Self-similar chain conformations in polymer gels

TL;DR

This study uses molecular dynamics simulations to investigate the swelling behavior and internal structure of polymer gels, revealing new scaling laws that challenge classical theories and proposing a self-similar model for network strands.

Contribution

It introduces a novel exponent for the internal structure of swollen polymer networks and a simple Flory argument supporting a self-similar interpenetrating strand model.

Findings

Equilibrium swelling saturates at Q_eq = N_e^(3/5).

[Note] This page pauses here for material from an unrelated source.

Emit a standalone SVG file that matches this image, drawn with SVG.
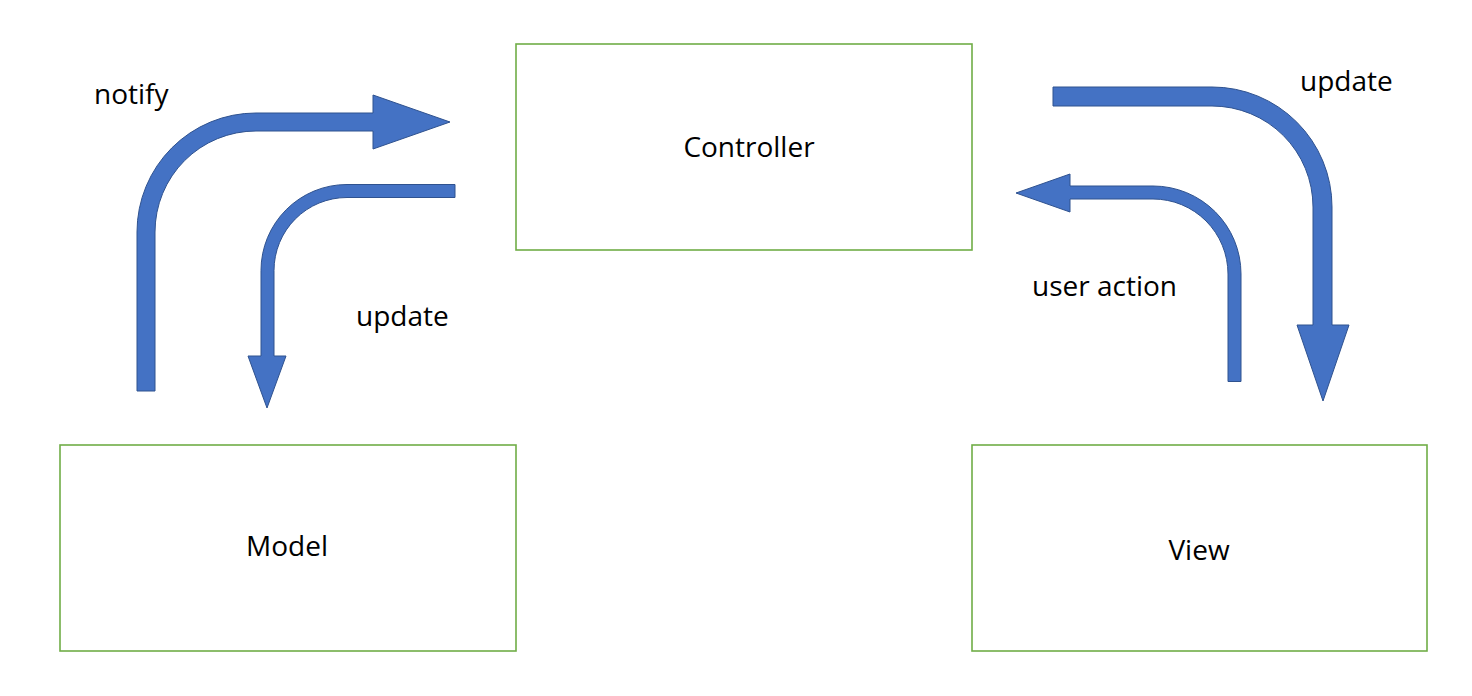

Internal structure characterized by exponent nu=0.72, contradicting classical predictions.

Proposes a self-similar interpenetrating strand model with nu=7/10.

Abstract

We use molecular dynamics simulations to study the swelling of randomly end-cross-linked polymer networks in good solvent conditions. We find that the equilibrium degree of swelling saturates at Q_eq = N_e**(3/5) for mean strand lengths N_s exceeding the melt entanglement length N_e. The internal structure of the network strands in the swollen state is characterized by a new exponent nu=0.72. Our findings are in contradiction to de Gennes' c*-theorem, which predicts Q_eq proportional N_s**(4/5) and nu=0.588. We present a simple Flory argument for a self-similar structure of mutually interpenetrating network strands, which yields nu=7/10 and otherwise recovers the classical Flory-Rehner theory. In particular, Q_eq = N_e**(3/5), if N_e is used as effective strand length.